The additional anomalous subtropical westerly flow (~5-10m/s at 200mb) and interactions with the synoptic eddies forced the dynamical tropical convective signal into the Western Hemisphere about a week-10 days ago. Possibly involving the seasonal cycle including the Eastern Hemisphere monsoon systems, I think this dynamical signal has developed into a true Madden-Julian Oscillation (MJO). The Wheeler phase space plot strongly supports this assertion, as do phase speed computations of recent OLRA anomalies (~3.5m/s). Full disk satellite imagery has shown a rapid increase of intense tropical convection across the warm waters of the Indian Ocean, centered ~5N/60E. There is sporadic convection across the west central Pacific while thunderstorm clusters linger across Africa and roughly northern South America.

I think the weather-climate situation is solidly in GSDM Stage 4. Anomalous zonal mean easterly flow of ~5m/s at 200mb has developed throughout the tropical atmosphere. Twin upper tropospheric subtropical anticyclones remain across the Western Hemisphere (linked to the subtropical jet across the southern USA), but are slowly progressing into Africa and the Indian Ocean. As of May 23rd the AAM time tendency was ~minus 30 Hadleys which included a contribution from a negative East Asian mountain torque. The anomalous Rossby wave train tied to that torque was one of my reasons for thinking late last week that a slower and deeper western USA trough was more probable this week.

Besides the upper tropospheric zonal mean zonal wind anomalies across the tropical and subtropical atmospheres, there are also zonal mean anomalous easterlies ~35N and 30S, with anomalous westerlies poleward. In fact, at 60N these westerly anomalies have been recently ~plus 15m/s at 200mb, and there is evidence that some of this westerly flow goes back to poleward propagation off the equator from the strong December 2006 MJO event. In any case, this gives some reason to the recent observed midlatitude split flows.

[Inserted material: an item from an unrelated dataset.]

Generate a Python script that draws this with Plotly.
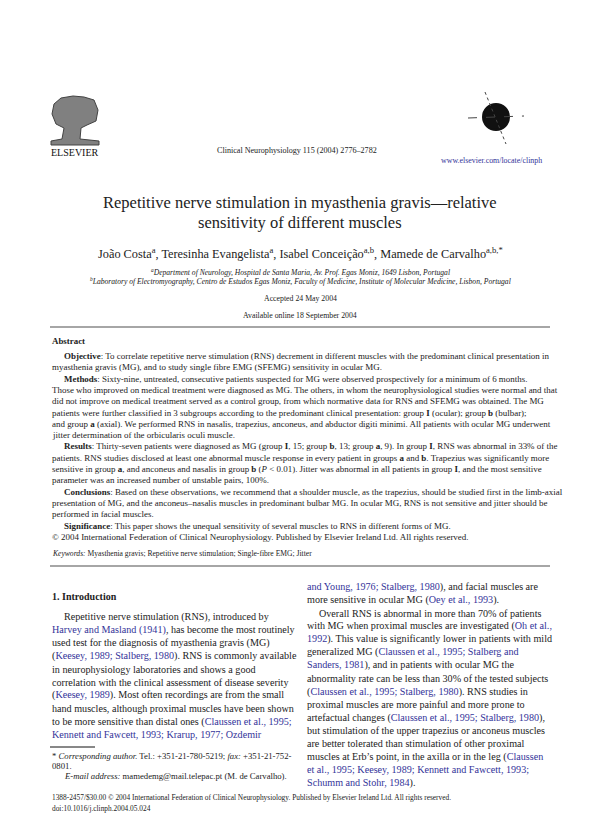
import plotly.graph_objects as go

# text content of the page
journal_line = "Clinical Neurophysiology 115 (2004) 2776\u20132782"
journal_url = "www.elsevier.com/locate/clinph"
title_lines = ["Repetitive nerve stimulation in myasthenia gravis\u2014relative",
               "sensitivity of different muscles"]
authors = ("Jo\u00e3o Costa<sup>a</sup>, Teresinha Evangelista<sup>a</sup>, "
           "Isabel Concei\u00e7\u00e3o<sup>a,b</sup>, Mamede de Carvalho<sup>a,b,*</sup>")
affiliations = ["<sup>a</sup>Department of Neurology, Hospital de Santa Maria, Av. Prof. Egas Moniz, 1649 Lisbon, Portugal",
                "<sup>b</sup>Laboratory of Electromyography, Centro de Estudos Egas Moniz, Faculty of Medicine, "
                "Institute of Molecular Medicine, Lisbon, Portugal"]
dates = ["Accepted 24 May 2004", "Available online 18 September 2004"]

B = "<span style='color:#333399'>"
E = "</span>"

abstract_lines = [
    "<b>Objective</b>: To correlate repetitive nerve stimulation (RNS) decrement in different muscles with the predominant clinical presentation in",
    "myasthenia gravis (MG), and to study single fibre EMG (SFEMG) sensitivity in ocular MG.",
    "<b>Methods</b>: Sixty-nine, untreated, consecutive patients suspected for MG were observed prospectively for a minimum of 6 months.",
    "Those who improved on medical treatment were diagnosed as MG. The others, in whom the neurophysiological studies were normal and that",
    "did not improve on medical treatment served as a control group, from which normative data for RNS and SFEMG was obtained. The MG",
    "patients were further classified in 3 subgroups according to the predominant clinical presentation: group <b>I</b> (ocular); group <b>b</b> (bulbar);",
    "and group <b>a</b> (axial). We performed RNS in nasalis, trapezius, anconeus, and abductor digiti minimi. All patients with ocular MG underwent",
    "jitter determination of the orbicularis oculi muscle.",
    "<b>Results</b>: Thirty-seven patients were diagnosed as MG (group <b>I</b>, 15; group <b>b</b>, 13; group <b>a</b>, 9). In group <b>I</b>, RNS was abnormal in 33% of the",
    "patients. RNS studies disclosed at least one abnormal muscle response in every patient in groups <b>a</b> and <b>b</b>. Trapezius was significantly more",
    "sensitive in group <b>a</b>, and anconeus and nasalis in group <b>b</b> (<i>P</i> &lt; 0.01). Jitter was abnormal in all patients in group <b>I</b>, and the most sensitive",
    "parameter was an increased number of unstable pairs, 100%.",
    "<b>Conclusions</b>: Based on these observations, we recommend that a shoulder muscle, as the trapezius, should be studied first in the limb-axial",
    "presentation of MG, and the anconeus\u2013nasalis muscles in predominant bulbar MG. In ocular MG, RNS is not sensitive and jitter should be",
    "performed in facial muscles.",
    "<b>Significance</b>: This paper shows the unequal sensitivity of several muscles to RNS in different forms of MG.",
    "\u00a9 2004 International Federation of Clinical Neurophysiology. Published by Elsevier Ireland Ltd. All rights reserved.",
]
abstract_indent = [0, 2, 8, 12, 15]
keywords = "<i>Keywords:</i> Myasthenia gravis; Repetitive nerve stimulation; Single-fibre EMG; Jitter"

left_lines = [
    "Repetitive nerve stimulation (RNS), introduced by",
    B + "Harvey and Masland (1941)" + E + ", has become the most routinely",
    "used test for the diagnosis of myasthenia gravis (MG)",
    "(" + B + "Keesey, 1989; Stalberg, 1980" + E + "). RNS is commonly available",
    "in neurophysiology laboratories and shows a good",
    "correlation with the clinical assessment of disease severity",
    "(" + B + "Keesey, 1989" + E + "). Most often recordings are from the small",
    "hand muscles, although proximal muscles have been shown",
    "to be more sensitive than distal ones (" + B + "Claussen et al., 1995;" + E,
    B + "Kennett and Fawcett, 1993; Krarup, 1977; Ozdemir" + E,
]
right_lines = [
    B + "and Young, 1976; Stalberg, 1980" + E + "), and facial muscles are",
    "more sensitive in ocular MG (" + B + "Oey et al., 1993" + E + ").",
    "Overall RNS is abnormal in more than 70% of patients",
    "with MG when proximal muscles are investigated (" + B + "Oh et al.," + E,
    B + "1992" + E + "). This value is significantly lower in patients with mild",
    "generalized MG (" + B + "Claussen et al., 1995; Stalberg and" + E,
    B + "Sanders, 1981" + E + "), and in patients with ocular MG the",
    "abnormality rate can be less than 30% of the tested subjects",
    "(" + B + "Claussen et al., 1995; Stalberg, 1980" + E + "). RNS studies in",
    "proximal muscles are more painful and more prone to",
    "artefactual changes (" + B + "Claussen et al., 1995; Stalberg, 1980" + E + "),",
    "but stimulation of the upper trapezius or anconeus muscles",
    "are better tolerated than stimulation of other proximal",
    "muscles at Erb\u2019s point, in the axilla or in the leg (" + B + "Claussen" + E,
    B + "et al., 1995; Keesey, 1989; Kennett and Fawcett, 1993;" + E,
    B + "Schumm and Stohr, 1984" + E + ").",
]
right_indent = [2]
footnotes = ["* <i>Corresponding author.</i> Tel.: +351-21-780-5219; <i>fax:</i> +351-21-752-",
             "0801.",
             "<i>E-mail address:</i> mamedemg@mail.telepac.pt (M. de Carvalho)."]
bottom_lines = ["1388-2457/$30.00 \u00a9 2004 International Federation of Clinical Neurophysiology. "
                "Published by Elsevier Ireland Ltd. All rights reserved.",
                "doi:10.1016/j.clinph.2004.05.024"]

SERIF = "Liberation Serif, Times New Roman, serif"
INK = "#222222"
BODY = 10.15
OFF = 8  # the page has an 8px body margin, shift the axes to cancel it

fig = go.Figure()
fig.add_trace(go.Scatter(x=[OFF, 600 + OFF], y=[OFF, 825 + OFF], mode="markers",
                         marker=dict(opacity=0), hoverinfo="skip", showlegend=False))


def txt(x, y, s, size, anchor="left", color=INK):
    fig.add_annotation(x=x, y=y, xref="x", yref="y", text=s, showarrow=False,
                       xanchor=anchor, yanchor="middle",
                       font=dict(family=SERIF, size=size, color=color))


def hline(x0, x1, y, color, width):
    fig.add_shape(type="line", xref="x", yref="y", x0=x0, x1=x1, y0=y, y1=y,
                  line=dict(color=color, width=width))


# header
txt(297, 150, journal_line, 8.1, "center")
txt(491, 160, journal_url, 7.9, "center", "#333399")
txt(75, 152, "ELSEVIER", 10, "center", "#111111")
# elsevier tree, rough silhouette
fig.add_shape(type="path", xref="x", yref="y",
              path="M 51 145 L 51 141 L 62 139 L 64 128 L 56 124 L 52 114 L 54 104 L 61 98 "
                   "L 73 96 L 84 97 L 94 100 L 98 110 L 96 121 L 87 125 L 81 128 L 80 139 "
                   "L 99 141 L 99 145 Z",
              fillcolor="#6a6a6a", line=dict(color="#222222", width=1), opacity=0.85)
# journal emblem
fig.add_shape(type="circle", xref="x", yref="y", x0=483, x1=509, y0=104, y1=130,
              fillcolor="#111111", line=dict(color="#111111"))
fig.add_shape(type="line", xref="x", yref="y", x0=485, y0=92, x1=506, y1=144,
              line=dict(color="#444444", width=1, dash="dot"))
fig.add_shape(type="line", xref="x", yref="y", x0=468, y0=118, x1=524, y1=116,
              line=dict(color="#444444", width=1, dash="dash"))

# title block
for i, s in enumerate(title_lines):
    txt(300, 202 + 20 * i, s, 16.5, "center")
txt(300, 253, authors, 12.3, "center")
for i, s in enumerate(affiliations):
    txt(300, 272 + 9 * i, "<i>" + s + "</i>", 7.6, "center")
for i, s in enumerate(dates):
    txt(300, 298 + 17 * i, s, 7.8, "center")

hline(50, 550, 327, "#888888", 1.5)

# abstract
txt(50, 341, "<b>Abstract</b>", 8.9)
for i, s in enumerate(abstract_lines):
    x = 62 if i in abstract_indent else 50
    txt(x, 356 + 11.3 * i, s, 8.95)
txt(50, 553, keywords, 7.6)
hline(50, 550, 566, "#888888", 1.5)

# left column
txt(50, 596, "<b>1. Introduction</b>", 10)
for i, s in enumerate(left_lines):
    x = 62 if i == 0 else 50
    txt(x, 617 + 13.07 * i, s, BODY)
hline(50, 95, 747, "#111111", 1)
for i, s in enumerate(footnotes):
    x = 62 if i == 2 else 50
    txt(x, 756 + 10 * i, s, 8.7)

# right column
for i, s in enumerate(right_lines):
    x = 317 if i in right_indent else 305
    txt(x, 587 + 13.07 * i, s, BODY)

for i, s in enumerate(bottom_lines):
    txt(50, 797 + 11 * i, s, 7.37)

fig.update_layout(width=600, height=825, margin=dict(l=0, r=0, t=0, b=0),
                  paper_bgcolor="white", plot_bgcolor="white", showlegend=False,
                  xaxis=dict(range=[OFF, 600 + OFF], visible=False, fixedrange=True),
                  yaxis=dict(range=[825 + OFF, OFF], visible=False, fixedrange=True))
fig.write_html("out.html")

This writing is already far too long. I think the global weather-climate situation will be in GSDM Stage 1 by week 2 as the MJO moves slowly east. I am still unclear about the timing and intensity of this new MJO; however, I speculate its centroid will be ~100-120E by the end of week 2. A trade wind surge downstream from this MJO may "revive" La-Nina development. Both the Indian and Southeast Asian monsoon regions should be active, while the west Pacific remains a “wild card”, as it has for several years. Models are finally starting to pick up not only on the slower and deeper western USA trough (developing into a closed low) for week 1, but even the much stronger system starting ~ day 10. The week 1 trough will be more of a heavy rainfall producer for the Plains and Mississippi Valley while the week 2 system may result in widespread severe storms across the central part of the country including tornadoes. Other ramifications should be apparent. During weeks 3-4 the situation evolve into GSDM Stage 2.

Appendix

An experimental phase space plot of the GSDM (depicting a Global Wind Oscillation (GWO)) utilizing normalized relative AAM time tendency (Y-axis) and normalized relative AAM (X-axis) can be found at

http://www.cdc.noaa.gov/map/images/gcm/gsdm_95d.jpg

These are probabilistic statements, and work is ongoing to quantify in future posts. The WB (2007) paper on the GSDM has been published in the February issue of MWR. I will not be able to write another posting until next Monday (6/4) due to covering various shifts.